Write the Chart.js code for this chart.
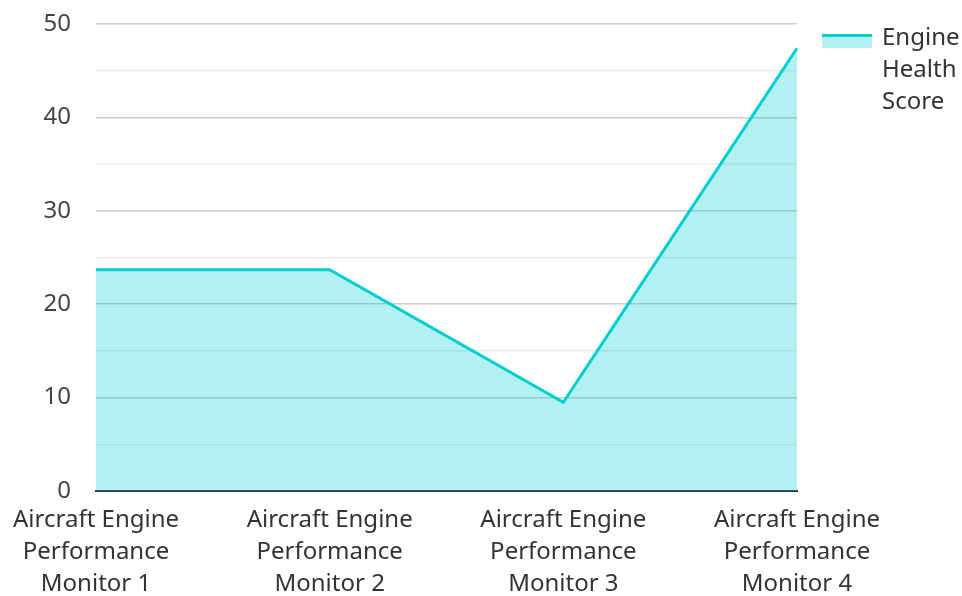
<!DOCTYPE html>
<html>
<head>
<meta charset="utf-8">
<script src="https://cdn.jsdelivr.net/npm/chart.js@4/dist/chart.umd.min.js"></script>
<style>
  html, body { margin: 0; padding: 0; background: #fff; }
  #wrap { position: relative; width: 962px; height: 596px; }
  #legend { position: absolute; left: 822px; top: 20px; font-family: "Noto Sans", sans-serif; font-size: 24px; line-height: 32px; color: #333; }
  #legend .swatch { position: absolute; left: 0; top: 14px; width: 50px; height: 14px; background: rgba(0, 206, 209, 0.3); border-top: 3px solid #00ced1; box-sizing: border-box; }
  #legend .txt { margin-left: 60px; }
</style>
</head>
<body>
<div id="wrap">
  <canvas id="grafico" width="962" height="596"></canvas>
  <div id="legend"><div class="swatch"></div><div class="txt" id="legend-text"></div></div>
</div>
<script>
// dados
const categorias = [
    ['Aircraft Engine', 'Performance', 'Monitor 1'],
    ['Aircraft Engine', 'Performance', 'Monitor 2'],
    ['Aircraft Engine', 'Performance', 'Monitor 3'],
    ['Aircraft Engine', 'Performance', 'Monitor 4']
];
const serieNome = 'Engine Health Score';
const serieValores = [23.7, 23.7, 9.5, 47.4];
const yMin = 0;
const yMax = 50;
const yPasso = 5;

document.getElementById('legend-text').innerHTML = serieNome.split(' ').join('<br>');

Chart.defaults.font.family = '"Noto Sans", sans-serif';
Chart.defaults.font.size = 24;
Chart.defaults.color = '#444';

new Chart(document.getElementById('grafico'), {
    type: 'line',
    data: {
        labels: categorias,
        datasets: [{
            label: serieNome,
            data: serieValores,
            borderColor: '#00ced1',
            backgroundColor: 'rgba(0, 206, 209, 0.3)',
            borderWidth: 3,
            pointRadius: 0,
            tension: 0,
            fill: 'origin'
        }]
    },
    options: {
        responsive: false,
        animation: false,
        layout: { padding: { top: 0, right: 165, bottom: 0, left: 0 } },
        plugins: {
            legend: { display: false },
            tooltip: { enabled: false }
        },
        scales: {
            x: {
                offset: false,
                afterFit: (scale) => { scale.height = 105; },
                grid: { display: false, drawTicks: false },
                border: { display: true, color: '#333', width: 2 },
                ticks: { padding: 13, maxRotation: 0, autoSkip: false, color: '#333', font: { lineHeight: 1.333 } }
            },
            y: {
                min: yMin,
                max: yMax,
                afterFit: (scale) => {
                    scale.width = 95;
                    scale.paddingTop = 24;
                    scale.paddingBottom = 0;
                },
                grid: {
                    drawTicks: false,
                    color: (ctx) => (ctx.tick && ctx.tick.value % 10 === 0) ? '#cccccc' : '#ebebeb',
                    lineWidth: 1.5
                },
                border: { display: false },
                ticks: {
                    stepSize: yPasso,
                    padding: 25,
                    callback: (v) => (v % 10 === 0 ? v : '')
                }
            }
        }
    }
});
</script>
</body>
</html>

▶ WHAT YOU ARE ASKED TO DO
Keep the pictures out of the copy and return the rest of the data above exactly.

▶ RESPONSE TO THIS EXERCISE
Write the Chart.js code for this chart.
<!DOCTYPE html>
<html>
<head>
<meta charset="utf-8">
<script src="https://cdn.jsdelivr.net/npm/chart.js@4/dist/chart.umd.min.js"></script>
<style>
  html, body { margin: 0; padding: 0; background: #fff; }
  #wrap { position: relative; width: 962px; height: 596px; }
  #legend { position: absolute; left: 822px; top: 20px; font-family: "Noto Sans", sans-serif; font-size: 24px; line-height: 32px; color: #333; }
  #legend .swatch { position: absolute; left: 0; top: 14px; width: 50px; height: 14px; background: rgba(0, 206, 209, 0.3); border-top: 3px solid #00ced1; box-sizing: border-box; }
  #legend .txt { margin-left: 60px; }
</style>
</head>
<body>
<div id="wrap">
  <canvas id="grafico" width="962" height="596"></canvas>
  <div id="legend"><div class="swatch"></div><div class="txt" id="legend-text"></div></div>
</div>
<script>
// dados
const categorias = [
    ['Aircraft Engine', 'Performance', 'Monitor 1'],
    ['Aircraft Engine', 'Performance', 'Monitor 2'],
    ['Aircraft Engine', 'Performance', 'Monitor 3'],
    ['Aircraft Engine', 'Performance', 'Monitor 4']
];
const serieNome = 'Engine Health Score';
const serieValores = [23.7, 23.7, 9.5, 47.4];
const yMin = 0;
const yMax = 50;
const yPasso = 5;

document.getElementById('legend-text').innerHTML = serieNome.split(' ').join('<br>');

Chart.defaults.font.family = '"Noto Sans", sans-serif';
Chart.defaults.font.size = 24;
Chart.defaults.color = '#444';

new Chart(document.getElementById('grafico'), {
    type: 'line',
    data: {
        labels: categorias,
        datasets: [{
            label: serieNome,
            data: serieValores,
            borderColor: '#00ced1',
            backgroundColor: 'rgba(0, 206, 209, 0.3)',
            borderWidth: 3,
            pointRadius: 0,
            tension: 0,
            fill: 'origin'
        }]
    },
    options: {
        responsive: false,
        animation: false,
        layout: { padding: { top: 0, right: 165, bottom: 0, left: 0 } },
        plugins: {
            legend: { display: false },
            tooltip: { enabled: false }
        },
        scales: {
            x: {
                offset: false,
                afterFit: (scale) => { scale.height = 105; },
                grid: { display: false, drawTicks: false },
                border: { display: true, color: '#333', width: 2 },
                ticks: { padding: 13, maxRotation: 0, autoSkip: false, color: '#333', font: { lineHeight: 1.333 } }
            },
            y: {
                min: yMin,
                max: yMax,
                afterFit: (scale) => {
                    scale.width = 95;
                    scale.paddingTop = 24;
                    scale.paddingBottom = 0;
                },
                grid: {
                    drawTicks: false,
                    color: (ctx) => (ctx.tick && ctx.tick.value % 10 === 0) ? '#cccccc' : '#ebebeb',
                    lineWidth: 1.5
                },
                border: { display: false },
                ticks: {
                    stepSize: yPasso,
                    padding: 25,
                    callback: (v) => (v % 10 === 0 ? v : '')
                }
            }
        }
    }
});
</script>
</body>
</html>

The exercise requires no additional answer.